3. **Picking the Third Card**: This card needs to be from a *different* suit than the first two cards.
* Now there are only 50 cards left in the deck.
* We've already picked cards from two suits (like Hearts and Diamonds). So, those two suits are "used up" for what we want.
* There are 2 suits remaining (like Clubs and Spades). Each of these suits still has all 13 of its cards.
* So, there are 2 * 13 = 26 cards that are of a different suit from the first two cards.
* The probability of picking a different suit for the third card is 26/50.

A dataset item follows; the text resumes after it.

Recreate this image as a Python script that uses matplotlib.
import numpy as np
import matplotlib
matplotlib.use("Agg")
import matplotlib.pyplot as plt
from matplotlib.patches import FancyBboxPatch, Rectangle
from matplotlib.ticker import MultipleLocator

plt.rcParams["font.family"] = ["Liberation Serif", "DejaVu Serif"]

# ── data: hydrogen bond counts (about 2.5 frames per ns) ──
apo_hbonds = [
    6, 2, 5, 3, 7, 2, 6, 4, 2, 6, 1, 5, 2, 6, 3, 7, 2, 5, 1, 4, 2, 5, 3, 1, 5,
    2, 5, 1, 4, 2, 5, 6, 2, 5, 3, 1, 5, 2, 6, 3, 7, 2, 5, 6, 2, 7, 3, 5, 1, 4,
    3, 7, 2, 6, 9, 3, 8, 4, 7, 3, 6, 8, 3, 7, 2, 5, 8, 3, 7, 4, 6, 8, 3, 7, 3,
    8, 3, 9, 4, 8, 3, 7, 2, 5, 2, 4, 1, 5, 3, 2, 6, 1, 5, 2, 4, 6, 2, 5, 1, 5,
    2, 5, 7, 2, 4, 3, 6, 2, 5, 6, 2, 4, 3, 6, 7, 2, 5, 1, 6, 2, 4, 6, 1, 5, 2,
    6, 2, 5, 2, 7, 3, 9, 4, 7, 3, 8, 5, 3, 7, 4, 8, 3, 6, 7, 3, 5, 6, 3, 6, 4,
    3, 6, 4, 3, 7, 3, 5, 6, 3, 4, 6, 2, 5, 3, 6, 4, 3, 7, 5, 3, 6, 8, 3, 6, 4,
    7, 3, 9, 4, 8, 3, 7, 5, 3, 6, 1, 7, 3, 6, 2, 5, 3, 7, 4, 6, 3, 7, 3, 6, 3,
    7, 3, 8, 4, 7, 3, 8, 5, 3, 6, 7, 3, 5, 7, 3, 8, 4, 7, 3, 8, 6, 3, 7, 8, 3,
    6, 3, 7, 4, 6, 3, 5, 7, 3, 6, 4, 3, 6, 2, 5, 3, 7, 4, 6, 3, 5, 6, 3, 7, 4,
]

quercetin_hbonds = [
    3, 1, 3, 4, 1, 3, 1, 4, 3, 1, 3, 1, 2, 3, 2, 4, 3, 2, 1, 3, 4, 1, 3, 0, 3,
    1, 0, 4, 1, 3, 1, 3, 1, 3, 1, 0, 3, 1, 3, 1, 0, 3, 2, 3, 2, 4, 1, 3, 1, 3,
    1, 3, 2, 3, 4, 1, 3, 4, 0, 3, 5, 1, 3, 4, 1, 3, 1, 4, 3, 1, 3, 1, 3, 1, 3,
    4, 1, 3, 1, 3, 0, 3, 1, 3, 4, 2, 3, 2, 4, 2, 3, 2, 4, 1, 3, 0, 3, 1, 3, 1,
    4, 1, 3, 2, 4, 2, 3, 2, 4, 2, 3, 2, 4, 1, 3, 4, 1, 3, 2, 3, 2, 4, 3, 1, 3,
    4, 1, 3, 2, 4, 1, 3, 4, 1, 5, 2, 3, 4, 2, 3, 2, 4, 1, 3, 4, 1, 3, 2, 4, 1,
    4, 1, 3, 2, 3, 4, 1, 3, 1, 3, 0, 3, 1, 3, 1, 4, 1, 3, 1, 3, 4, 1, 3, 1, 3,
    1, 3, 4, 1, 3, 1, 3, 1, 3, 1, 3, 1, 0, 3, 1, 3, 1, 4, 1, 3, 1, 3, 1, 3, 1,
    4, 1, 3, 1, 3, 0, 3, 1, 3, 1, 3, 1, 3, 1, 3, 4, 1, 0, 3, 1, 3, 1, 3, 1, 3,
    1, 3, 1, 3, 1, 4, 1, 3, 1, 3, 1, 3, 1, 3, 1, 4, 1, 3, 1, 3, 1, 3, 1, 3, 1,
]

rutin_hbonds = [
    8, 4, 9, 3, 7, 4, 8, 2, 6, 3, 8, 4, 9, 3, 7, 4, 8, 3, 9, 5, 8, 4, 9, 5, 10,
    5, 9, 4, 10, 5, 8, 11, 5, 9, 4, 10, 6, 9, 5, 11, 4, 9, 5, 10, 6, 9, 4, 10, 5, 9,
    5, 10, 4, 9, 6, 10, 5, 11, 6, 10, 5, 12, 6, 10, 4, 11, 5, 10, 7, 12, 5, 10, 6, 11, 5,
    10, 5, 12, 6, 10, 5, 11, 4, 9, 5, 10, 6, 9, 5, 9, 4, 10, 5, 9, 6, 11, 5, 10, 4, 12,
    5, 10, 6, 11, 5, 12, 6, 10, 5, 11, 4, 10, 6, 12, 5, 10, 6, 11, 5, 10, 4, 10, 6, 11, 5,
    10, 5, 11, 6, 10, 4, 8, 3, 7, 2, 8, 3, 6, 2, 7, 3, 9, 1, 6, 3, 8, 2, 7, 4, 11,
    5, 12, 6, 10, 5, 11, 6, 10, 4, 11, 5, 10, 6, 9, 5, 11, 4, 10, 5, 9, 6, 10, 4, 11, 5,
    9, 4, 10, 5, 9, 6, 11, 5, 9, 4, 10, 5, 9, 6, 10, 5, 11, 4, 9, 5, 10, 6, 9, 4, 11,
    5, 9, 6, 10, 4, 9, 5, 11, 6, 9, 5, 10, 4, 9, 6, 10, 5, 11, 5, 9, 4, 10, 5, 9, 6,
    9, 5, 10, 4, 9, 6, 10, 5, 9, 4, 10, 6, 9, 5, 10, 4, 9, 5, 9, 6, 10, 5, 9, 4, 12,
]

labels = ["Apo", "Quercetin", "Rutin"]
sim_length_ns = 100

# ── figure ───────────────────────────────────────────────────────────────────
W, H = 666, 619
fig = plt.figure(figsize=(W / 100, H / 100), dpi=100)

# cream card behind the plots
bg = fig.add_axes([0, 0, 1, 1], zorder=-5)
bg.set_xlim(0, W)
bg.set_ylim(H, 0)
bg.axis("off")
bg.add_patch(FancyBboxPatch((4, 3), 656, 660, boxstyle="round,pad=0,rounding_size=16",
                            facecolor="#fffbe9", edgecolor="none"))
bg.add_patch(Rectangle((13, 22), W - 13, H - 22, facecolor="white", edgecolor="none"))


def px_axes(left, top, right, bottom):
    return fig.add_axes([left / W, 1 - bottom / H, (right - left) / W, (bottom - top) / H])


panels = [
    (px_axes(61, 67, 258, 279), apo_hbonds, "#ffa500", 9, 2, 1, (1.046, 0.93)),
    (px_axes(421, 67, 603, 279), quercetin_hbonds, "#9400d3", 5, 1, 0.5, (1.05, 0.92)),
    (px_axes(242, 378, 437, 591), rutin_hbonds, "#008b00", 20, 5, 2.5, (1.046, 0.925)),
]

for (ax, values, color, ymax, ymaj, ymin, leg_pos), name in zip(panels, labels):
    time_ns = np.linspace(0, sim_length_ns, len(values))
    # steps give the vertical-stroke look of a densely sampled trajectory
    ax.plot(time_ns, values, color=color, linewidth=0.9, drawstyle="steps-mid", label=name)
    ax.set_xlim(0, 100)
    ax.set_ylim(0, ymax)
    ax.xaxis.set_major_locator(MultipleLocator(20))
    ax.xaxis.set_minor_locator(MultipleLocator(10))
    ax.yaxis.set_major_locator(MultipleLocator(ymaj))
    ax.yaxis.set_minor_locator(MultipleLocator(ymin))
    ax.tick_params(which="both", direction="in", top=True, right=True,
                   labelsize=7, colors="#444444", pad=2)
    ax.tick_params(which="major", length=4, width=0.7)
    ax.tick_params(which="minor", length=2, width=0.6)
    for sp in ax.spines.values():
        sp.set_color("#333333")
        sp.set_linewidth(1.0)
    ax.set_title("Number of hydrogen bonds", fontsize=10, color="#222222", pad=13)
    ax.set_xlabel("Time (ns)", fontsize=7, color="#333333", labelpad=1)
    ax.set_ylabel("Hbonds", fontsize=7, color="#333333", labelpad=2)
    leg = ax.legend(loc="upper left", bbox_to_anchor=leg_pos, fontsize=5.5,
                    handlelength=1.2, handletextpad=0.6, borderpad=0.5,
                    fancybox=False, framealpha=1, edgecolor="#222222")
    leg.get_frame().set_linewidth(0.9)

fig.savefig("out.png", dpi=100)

4. **Picking the Fourth Card**: This card needs to be from a *different* suit than the first three cards.
* Now there are only 49 cards left in the deck.
* We've picked cards from three suits (like Hearts, Diamonds, Clubs).
* There is only 1 suit left (like Spades). It still has all 13 of its cards.
* So, there are 1 * 13 = 13 cards that are of a different suit from the first three cards.
* The probability of picking a different suit for the fourth card is 13/49.

To find the chance that *all* these things happen one after another, we multiply the probabilities together:
Probability = (39/51) * (26/50) * (13/49)

Now, let's simplify these fractions to make the multiplication easier:
* 39/51: Both 39 and 51 can be divided by 3.
39 ÷ 3 = 13
51 ÷ 3 = 17
So, 39/51 becomes 13/17.

* 26/50: Both 26 and 50 can be divided by 2.
26 ÷ 2 = 13
50 ÷ 2 = 25
So, 26/50 becomes 13/25.

Now our multiplication looks like this:
Probability = (13/17) * (13/25) * (13/49)

Let's multiply the top numbers (numerators):
13 * 13 * 13 = 169 * 13 = 2197

And multiply the bottom numbers (denominators):
17 * 25 * 49
First, 17 * 25 = 425
Then, 425 * 49 = 20825

So, the final probability is 2197/20825.